King of Kowloon - would he have known?
Travelling, work and the beginning of the new semester at HKU has been keeping me from updating this blog. It's me being bad. No excuse. So let's start with something new.
Last Saturday night at Sotheby's Hong Kong evening sale of Ullens Collection, a piece of work by Tsang Tsoi-choi - Calligraphy on Utility Box No. 2 - was sold for a record HK$800,000, breaking the previous record HK$500,000 set in 2009. The piece went under hammer at HK$650,000 but the final aggregate was HK$800,000 after adding buyer's premium on top. The night also saw the sale of Box No.1 and a cloth, both had the King of Kowloon's calligraphy.
The piece, as you can see from the picture (Sorry I don't know which box is No.1 and which box is No.2), is King of Kowloon's signature calligraphy painted on a metal locker, striving to resemble the street calligraphy painted on electricity junction boxes that once existed all over Hong Kong. But years after years, the calligraphy works were painted over - by the government or management of those public facilities.
I was there witnessing the sale at Convention and Exhibition Centre. When I saw the number kept going up on the screen as the auctioneer taking down the bids, I had mixed feeling. On one hand, the number and the dollar sign crowned those pieces of works the value in a language that most people can understand. The King of Kowloon's works, once being seen as subversive and pollution to public facilities by the government, finally earned their recognition in the market.
On the other hand, however, I couldn't help but wonder if the old man would've imagined his works would've become so valued in today's art work. If he or his family did, would he or his family have kept some of the pieces and save them for future auctions? If he did, did he ask whoever gave him objects to paint on to pay him an exorbitant artist fee? If he knew, would he end up in an old people's home and die alone?
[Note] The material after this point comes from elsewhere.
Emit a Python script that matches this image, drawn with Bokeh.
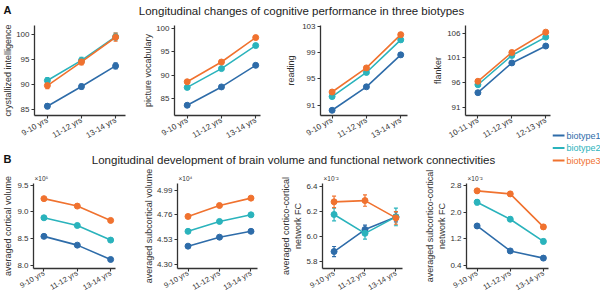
import math

from bokeh.core.properties import value
from bokeh.embed import file_html
from bokeh.layouts import column, row
from bokeh.models import (ColumnDataSource, FixedTicker, Label,
                          NumeralTickFormatter, Range1d, TeeHead, Title,
                          Whisker)
from bokeh.plotting import figure
from bokeh.resources import INLINE

FONT = "Liberation Sans"
INK = "#333333"

biotypes = ["biotype1", "biotype2", "biotype3"]
colors = ["#2e6ca9", "#2ab3bc", "#f0722f"]

ages = ["9-10 yrs", "11-12 yrs", "13-14 yrs"]
ages_flanker = ["10-11 yrs", "11-12 yrs", "12-13 yrs"]

# --- A: cognitive performance (mean and standard error per biotype) ---
crys_b1 = [85.7, 89.6, 93.7]
crys_b2 = [90.8, 94.8, 99.5]
crys_b3 = [89.8, 94.5, 99.4]
crys_err_b1 = [0.5, 0.5, 0.6]
crys_err_b2 = [0.6, 0.6, 0.7]
crys_err_b3 = [0.6, 0.6, 0.8]

vocab_b1 = [83.6, 87.5, 92.1]
vocab_b2 = [87.4, 91.4, 96.3]
vocab_b3 = [88.6, 92.8, 98.0]
vocab_err_b1 = [0.3, 0.3, 0.3]
vocab_err_b2 = [0.3, 0.3, 0.3]
vocab_err_b3 = [0.3, 0.3, 0.3]

read_b1 = [90.2, 93.8, 98.7]
read_b2 = [92.3, 96.0, 101.0]
read_b3 = [93.0, 96.7, 101.8]
read_err_b1 = [0.25, 0.25, 0.3]
read_err_b2 = [0.25, 0.25, 0.3]
read_err_b3 = [0.25, 0.25, 0.3]

flanker_b1 = [94.0, 100.0, 103.4]
flanker_b2 = [95.6, 101.5, 105.2]
flanker_b3 = [96.3, 102.1, 106.2]
flanker_err_b1 = [0.3, 0.3, 0.3]
flanker_err_b2 = [0.3, 0.3, 0.3]
flanker_err_b3 = [0.3, 0.3, 0.3]

# --- B: brain volume and network FC (scaled units) ---
cortvol_b1 = [8.54, 8.375, 8.105]
cortvol_b2 = [8.89, 8.745, 8.47]
cortvol_b3 = [9.25, 9.11, 8.84]
cortvol_err_b1 = [0.025, 0.025, 0.025]
cortvol_err_b2 = [0.03, 0.03, 0.03]
cortvol_err_b3 = [0.02, 0.02, 0.02]

subvol_b1 = [4.472, 4.555, 4.609]
subvol_b2 = [4.609, 4.700, 4.761]
subvol_b3 = [4.746, 4.847, 4.915]
subvol_err_b1 = [0.01, 0.01, 0.01]
subvol_err_b2 = [0.012, 0.012, 0.012]
subvol_err_b3 = [0.01, 0.01, 0.01]

ccfc_b1 = [5.882, 6.056, 6.156]
ccfc_b2 = [6.175, 6.026, 6.156]
ccfc_b3 = [6.275, 6.285, 6.148]
ccfc_err_b1 = [0.04, 0.035, 0.04]
ccfc_err_b2 = [0.05, 0.045, 0.07]
ccfc_err_b3 = [0.045, 0.045, 0.05]

scfc_b1 = [1.583, 0.835, 0.62]
scfc_b2 = [2.295, 1.785, 1.12]
scfc_b3 = [2.635, 2.544, 1.555]
scfc_err_b1 = [0.07, 0.05, 0.05]
scfc_err_b2 = [0.08, 0.06, 0.07]
scfc_err_b3 = [0.07, 0.07, 0.06]

crys_ticks = [85, 90, 95, 100]
vocab_ticks = [85, 90, 95, 100]
read_ticks = [91, 95, 99, 103]
flanker_ticks = [91, 96, 101, 106]
cortvol_ticks = [8.0, 8.5, 9.0, 9.5]
subvol_ticks = [4.30, 4.53, 4.76, 4.99]
ccfc_ticks = [5.8, 6.0, 6.2, 6.4]
scfc_ticks = [0.4, 1.2, 2.0, 2.8]


def style_axes(p, xcats, yticks, ylabel, label_standoff, yfmt, xfont):
    for ax in (p.xaxis[0], p.yaxis[0]):
        ax.axis_line_color = INK
        ax.axis_line_width = 1.3
        ax.major_tick_line_color = INK
        ax.major_tick_line_width = 1.1
        ax.major_tick_out = 3
        ax.major_tick_in = 0
        ax.minor_tick_line_color = None
        ax.major_label_text_font = FONT
        ax.major_label_text_font_size = "8px"
        ax.major_label_text_color = INK
        ax.major_label_standoff = 2
    p.xaxis.ticker = FixedTicker(ticks=list(range(len(xcats))))
    p.xaxis.major_label_overrides = {i: c for i, c in enumerate(xcats)}
    p.xaxis.major_label_orientation = math.pi / 6
    p.xaxis.major_label_standoff = 1
    p.xaxis.major_label_text_font_size = xfont
    p.yaxis.ticker = FixedTicker(ticks=yticks)
    if yfmt:
        p.yaxis.formatter = NumeralTickFormatter(format=yfmt)
    p.yaxis.axis_label = ylabel
    p.yaxis.axis_label_text_font = FONT
    p.yaxis.axis_label_text_font_size = "9px"
    p.yaxis.axis_label_text_font_style = "normal"
    p.yaxis.axis_label_text_color = INK
    p.yaxis.axis_label_standoff = label_standoff


def panel(width, height, border, xr, yr, xcats, yticks, ylabel, means, errs,
          label_standoff=0, yfmt=None, scale_text=None, xfont="7.5px"):
    left, right, top, bottom = border
    p = figure(width=width, height=height, x_range=Range1d(*xr),
               y_range=Range1d(*yr), output_backend="svg",
               toolbar_location=None, min_border_left=left,
               min_border_right=right, min_border_top=top,
               min_border_bottom=bottom)
    p.outline_line_color = None
    p.xgrid.grid_line_color = None
    p.ygrid.grid_line_color = None
    style_axes(p, xcats, yticks, ylabel, label_standoff, yfmt, xfont)

    xs = list(range(len(xcats)))
    for m, e, c in zip(means, errs, colors):
        src = ColumnDataSource(dict(
            x=xs, y=m,
            lo=[a - b for a, b in zip(m, e)],
            hi=[a + b for a, b in zip(m, e)]))
        p.line("x", "y", source=src, line_color=c, line_width=1.6)
        p.scatter("x", "y", source=src, size=6, fill_color=c, line_color=c)
        p.add_layout(Whisker(
            source=src, base="x", lower="lo", upper="hi",
            line_color=c, line_width=1.2,
            lower_head=TeeHead(size=4, line_color=c, line_width=1.2),
            upper_head=TeeHead(size=4, line_color=c, line_width=1.2)))

    if scale_text:
        # axis multiplier written just above the plotting area
        p.add_layout(Title(text=scale_text, align="left",
                           text_font=FONT, text_font_size="6.5px",
                           text_font_style="normal", text_color=INK,
                           standoff=3, offset=1), "above")
    return p


def strip(width, height):
    s = figure(width=width, height=height, x_range=Range1d(0, width),
               y_range=Range1d(height, 0), output_backend="svg",
               toolbar_location=None, x_axis_type=None, y_axis_type=None,
               min_border_left=0, min_border_right=0, min_border_top=0,
               min_border_bottom=0)
    s.outline_line_color = None
    return s


# Row A title
title_a = strip(600, 18)
title_a.add_layout(Label(x=3, y=9, text="A", text_font=FONT,
                         text_font_style="bold", text_font_size="11px",
                         text_color="#111111", text_baseline="middle"))
title_a.add_layout(Label(x=301, y=10,
                         text="Longitudinal changes of cognitive performance in three biotypes",
                         text_font=FONT, text_font_size="11.5px",
                         text_color="#222222", text_align="center",
                         text_baseline="middle"))

a1 = panel(140, 128, (33, 15, 4, 31), (-0.377, 2.29), (83.85, 101.73),
           ages, crys_ticks, "crystallized intelligence",
           [crys_b1, crys_b2, crys_b3],
           [crys_err_b1, crys_err_b2, crys_err_b3], label_standoff=0,
           xfont="8px")
a2 = panel(143, 128, (32, 23, 7, 30), (-0.371, 2.14), (81.42, 100.57),
           ages, vocab_ticks, "picture vocabulary",
           [vocab_b1, vocab_b2, vocab_b3],
           [vocab_err_b1, vocab_err_b2, vocab_err_b3], label_standoff=0,
           xfont="8px")
a3 = panel(147, 128, (34, 23, 5, 31), (-0.338, 2.197), (89.4, 103.2),
           ages, read_ticks, "reading",
           [read_b1, read_b2, read_b3],
           [read_err_b1, read_err_b2, read_err_b3], label_standoff=3,
           xfont="8px")
a4 = panel(122, 128, (31, 2, 4, 30), (-0.366, 2.14), (89.4, 107.54),
           ages_flanker, flanker_ticks, "flanker",
           [flanker_b1, flanker_b2, flanker_b3],
           [flanker_err_b1, flanker_err_b2, flanker_err_b3], label_standoff=1,
           xfont="8px")

# Row B title
title_b = strip(552, 22)
title_b.add_layout(Label(x=3, y=12.5, text="B", text_font=FONT,
                         text_font_style="bold", text_font_size="11px",
                         text_color="#111111", text_baseline="middle"))
title_b.add_layout(Label(x=293, y=13,
                         text="Longitudinal development of brain volume and functional network connectivities",
                         text_font=FONT, text_font_size="11.5px",
                         text_color="#222222", text_align="center",
                         text_baseline="middle"))

# Legend column to the right of row A: a short colored bar and a colored
# name for each biotype, stacked downward from the first entry.
leg = strip(48, 150)
leg_first, leg_step = 117, 12.5
leg_rows = [leg_first + i * leg_step for i in range(len(biotypes))]
leg_src = ColumnDataSource(dict(y=leg_rows, name=biotypes, color=colors))
leg.segment(x0=0, x1=12, y0="y", y1="y", line_color="color", line_width=2,
            source=leg_src)
leg.text(x=14, y="y", text="name", text_color="color",
         text_font=value(FONT), text_font_size="9px",
         text_baseline="middle", source=leg_src)

b1 = panel(140, 130, (31, 25, 15, 24), (-0.313, 2.146), (7.935, 9.535),
           ages, cortvol_ticks, "averaged cortical volume",
           [cortvol_b1, cortvol_b2, cortvol_b3],
           [cortvol_err_b1, cortvol_err_b2, cortvol_err_b3],
           label_standoff=1, yfmt="0.0", scale_text="×10⁵")
b2 = panel(138, 130, (31, 21, 15, 23), (-0.334, 2.207), (4.266, 5.05),
           ages, subvol_ticks, "averaged subcortical volume",
           [subvol_b1, subvol_b2, subvol_b3],
           [subvol_err_b1, subvol_err_b2, subvol_err_b3],
           label_standoff=0, yfmt="0.00", scale_text="×10⁴")
b3 = panel(144, 130, (39, 20, 15, 25), (-0.374, 2.213), (5.748, 6.42),
           ages, ccfc_ticks, "averaged cortico-cortical\nnetwork FC",
           [ccfc_b1, ccfc_b2, ccfc_b3],
           [ccfc_err_b1, ccfc_err_b2, ccfc_err_b3],
           label_standoff=0, yfmt="0.0", scale_text="×10⁻²")
b4 = panel(178, 130, (41, 52, 15, 23), (-0.32, 2.154), (0.309, 2.855),
           ages, scfc_ticks, "averaged subcortico-cortical\nnetwork FC",
           [scfc_b1, scfc_b2, scfc_b3],
           [scfc_err_b1, scfc_err_b2, scfc_err_b3],
           label_standoff=0, yfmt="0.0", scale_text="×10⁻²")

layout = column(
    title_a,
    row(column(row(a1, a2, a3, a4), title_b), leg),
    row(b1, b2, b3, b4),
)

open("out.html", "w").write(file_html(layout, INLINE))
The other sad thing is now that most of "his Majesty's" street calligraphy has been painted over, what once belonged to the people of Hong Kong in the street can no longer be seen in public. The works, through sales at auctions, fall into the hands of a handful of private collectors. We will not have a chance to see them, except at auction exhibitions, or thematic exhibitions like the one at Artistree earlier. What is worse is that King of Kowloon still earns no recognition from the authorities. But if there was such a recognition, I can't help but wonder if those who own the works of Tsang will take the advantage to sell what they have to museums at an exorbitant price.
Art or not is no longer the question. The point is, King of Kowloon already takes up a chapter in Hong Kong's collective memory. Once we had this crazy old man walking around town, carrying his ink and his brush to tell his world about his tales - he truly lived the spirit of a free society.